Review: Hoagy & Cole with IU’s Singing Hoosiers

Photo by Chris Crawl


Courtesy  of  The Republic

Saturday’s Columbus Philharmonic concert was a successful collaboration among Indiana-based musicians and a showcase of local talent.

The Singing Hoosiers of Indiana University joined the orchestra to perform the music of Indiana natives Hoagy Carmichael and Cole Porter, throwing in a few other classics from the Great American Songbook era.

As the evening began, Maestro David Bowden enthusiastically took the stage and immediately launched into an medley of Carmichael songs arranged by Sammy Nestico. Previewing what was to come, the orchestra adeptly navigated the different moods of “Georgia on My Mind,” “Heart and Soul,” “Lazy River,” “Skylark” and “Stardust,” bringing out especially lush melodies in the string and horn sections.

Bowden then introduced IU’s Singing Hoosiers chorus hidden from view at the back of the auditorium and they began singing the Carmichael classic “Chimes of Indiana.” The choir members circled around the audience for a dramatic a cappella rendition of “The Star-Spangled Banner,” which culminated with what were probably the highest vocal notes of the night, and then squeezed on stage with the Philharmonic for the rest of the concert.

The program continued with two Porter songs, “Begin the Beguine” and “Brush Up Your Shakespeare.” The latter highlighted the component of all Singing Hoosier performances that was missing thus far dance. The six soloists sang well, and although the choreography was not always perfectly synchronized, it was entertaining.

The next two works highlighted the talented Bloomington instrumentalists who accompany the Singing Hoosiers and who had joined the orchestra for the night: Kevin Johnson on trumpet, Adam Carillo on saxophone and Alex Strong on trombone. Their soulful renditions of “Knock Me a Kiss” and “St. Louis Blues” demonstrated their fluency in jazz and technical skill.

Unfortunately, although dancing is an energizing Singing Hoosier trademark, it was distracting to have the vocalists move in place during the latter instrumental solo. After additional works by Carmichael and Porter (“Georgia” and “I’ve Got You Under My Skin”), the first half of the program closed with a very jazzed-up and animated version of “My Country, ’Tis of Thee.”

After intermission, the focus was again mainly on works by Porter (“Too Darn Hot” and “Night and Day”) and Carmichael (“Old Buttermilk Sky,” “Stardust” and “Skylark”) but brought a few additional styles to the stage.

Singing Hoosier alumni in the audience were invited to join in on the classic “Battle Hymn of the Republic,” and it appeared that six men and women took up that offer.

The a cappella arrangement of Irving Berlin’s “They Say It’s Wonderful” demonstrated the sensitivity with which the choir sang under student director Caleb Lewis’ nuanced conducting.
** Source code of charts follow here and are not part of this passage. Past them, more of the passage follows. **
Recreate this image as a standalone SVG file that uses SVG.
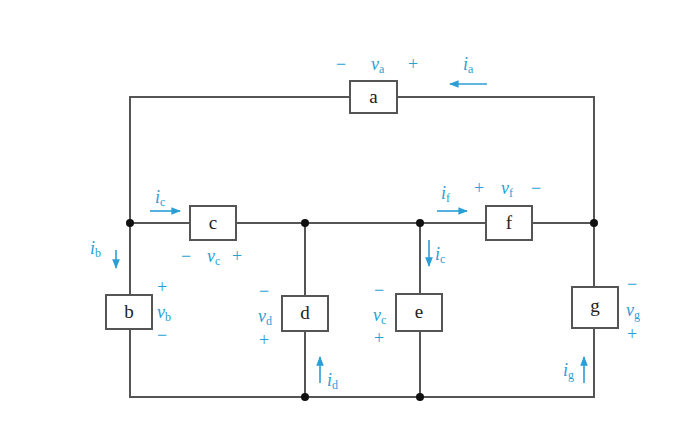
<svg xmlns="http://www.w3.org/2000/svg" width="700" height="447" viewBox="0 0 700 447">
<defs>
<marker id="ar" viewBox="0 0 10 10" refX="9" refY="5" markerWidth="6" markerHeight="6" orient="auto"><path d="M0,1 L10,5 L0,9 z" fill="#2a9fd6"/></marker>
<style>
.w{stroke:#555;stroke-width:2;fill:none}
.bx{fill:#fff;stroke:#555;stroke-width:2}
.bt{font-family:"Liberation Serif","DejaVu Serif",serif;font-size:19px;fill:#222;text-anchor:middle}
.l{font-family:"Liberation Serif","DejaVu Serif",serif;font-size:18px;fill:#2a9fd6}
.s{font-size:12px;font-style:normal}
.i{font-style:italic}
.ca{stroke:#2a9fd6;stroke-width:1.6;marker-end:url(#ar)}
.dot{fill:#111}
</style>
</defs>
<rect width="700" height="447" fill="#fff"/>
<g id="wires">
<path class="w" d="M130,397 V97 H594 V397 Z"/>
<path class="w" d="M130,223 H594"/>
<path class="w" d="M305,223 V397 M420,223 V397"/>
<circle class="dot" cx="130" cy="223" r="4"/><circle class="dot" cx="305" cy="223" r="4"/>
<circle class="dot" cx="420" cy="223" r="4"/><circle class="dot" cx="594" cy="223" r="4"/>
<circle class="dot" cx="305" cy="397" r="4"/><circle class="dot" cx="420" cy="397" r="4"/>
<line class="ca" x1="487" y1="84" x2="450" y2="84"/>
<line class="ca" x1="150" y1="211" x2="180" y2="211"/>
<line class="ca" x1="437" y1="211" x2="467" y2="211"/>
<line class="ca" x1="116" y1="250" x2="116" y2="268"/>
<line class="ca" x1="429" y1="240" x2="429" y2="266"/>
<line class="ca" x1="320" y1="383" x2="320" y2="357"/>
<line class="ca" x1="584" y1="383" x2="584" y2="357"/>
</g>
<g id="a"><rect class="bx" x="350" y="81" width="47" height="32"/><text class="bt" x="373.5" y="103">a</text></g>
<g id="c"><rect class="bx" x="190" y="206" width="46" height="34"/><text class="bt" x="213" y="229">c</text></g>
<g id="f"><rect class="bx" x="486" y="206" width="46" height="34"/><text class="bt" x="509" y="229">f</text></g>
<g id="b"><rect class="bx" x="106" y="295" width="46" height="34"/><text class="bt" x="129" y="318">b</text></g>
<g id="d"><rect class="bx" x="282" y="296" width="46" height="35"/><text class="bt" x="305" y="319">d</text></g>
<g id="e"><rect class="bx" x="396" y="294" width="46" height="37"/><text class="bt" x="419" y="318">e</text></g>
<g id="g"><rect class="bx" x="572" y="287" width="46" height="41"/><text class="bt" x="595" y="312">g</text></g>
<g id="labels" class="l">
<text x="336" y="70">−</text><text class="i" x="371" y="70">v<tspan class="s" dy="3">a</tspan></text><text x="408" y="70">+</text>
<text class="i" x="463" y="70">i<tspan class="s" dy="3">a</tspan></text>
<text class="i" x="155" y="203">i<tspan class="s" dy="3">c</tspan></text>
<text x="181" y="262">−</text><text class="i" x="207" y="262">v<tspan class="s" dy="3">c</tspan></text><text x="232" y="262">+</text>
<text class="i" x="90" y="254">i<tspan class="s" dy="3">b</tspan></text>
<text x="157" y="293">+</text><text class="i" x="157" y="318">v<tspan class="s" dy="3">b</tspan></text><text x="157" y="341">−</text>
<text x="259" y="297">−</text><text class="i" x="258" y="322">v<tspan class="s" dy="3">d</tspan></text><text x="259" y="346">+</text>
<text class="i" x="327" y="386">i<tspan class="s" dy="3">d</tspan></text>
<text x="374" y="296">−</text><text class="i" x="373" y="321">v<tspan class="s" dy="3">c</tspan></text><text x="374" y="344">+</text>
<text class="i" x="435" y="260">i<tspan class="s" dy="3">c</tspan></text>
<text class="i" x="441" y="199">i<tspan class="s" dy="3">f</tspan></text>
<text x="474" y="194">+</text><text class="i" x="501" y="194">v<tspan class="s" dy="3">f</tspan></text><text x="531" y="194">−</text>
<text x="627" y="290">−</text><text class="i" x="626" y="316">v<tspan class="s" dy="3">g</tspan></text><text x="627" y="340">+</text>
<text class="i" x="563" y="376">i<tspan class="s" dy="3">g</tspan></text>
</g>
</svg>
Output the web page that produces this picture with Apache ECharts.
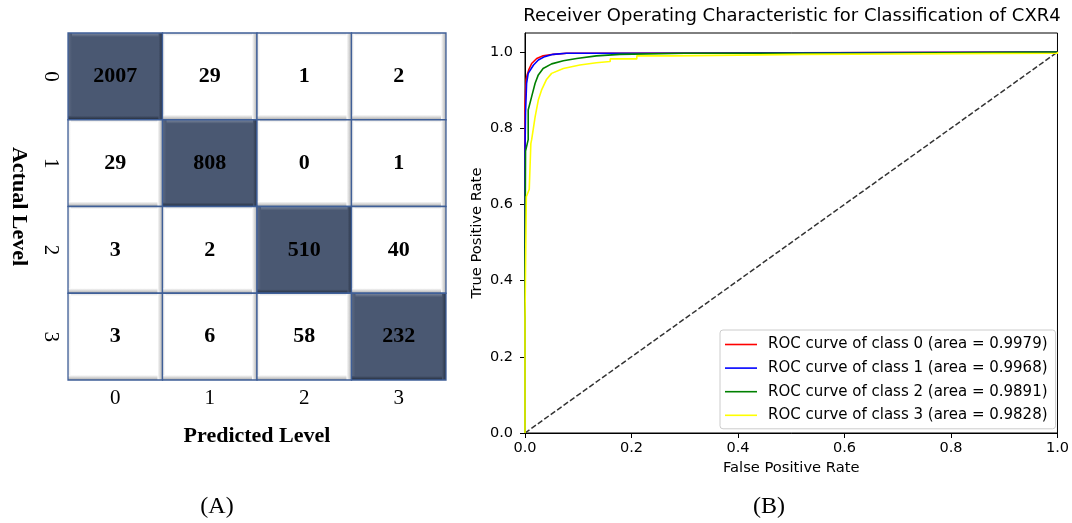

Finally, the Ward Swingle choral version of J.S. Bach’s “Little Organ Fugue in G Minor” was a lesson in rhythmic accuracy — something the choir managed to impressively sustain throughout the fast-moving piece.

The best vocal soloists of the evening belonged to basses Lewis (“Begin the Beguine”) and Patrick Kuntz (“Night and Day”), tenor Rafael de Campos Salles Soares (“Skylark”) and alto Bridget Foley (“They Say It’s Wonderful”). They all exhibited a rich and supported tone quality.

Overall, the Singing Hoosiers were well-prepared by directors Steve Zegree, Ly Wilder, Lewis and Duane Davis, and the group produced a full, unified, and well-balanced sound throughout its impressively memorized and choreographed program.

I hope the Philharmonic had as much fun with them as the audience clearly did. Indiana, you can be proud.

Priscilla Weaver is a doctoral student in organ performance at the Indiana University Jacobs School of Music and also serves as organist and choir director at First Lutheran Church, Columbus.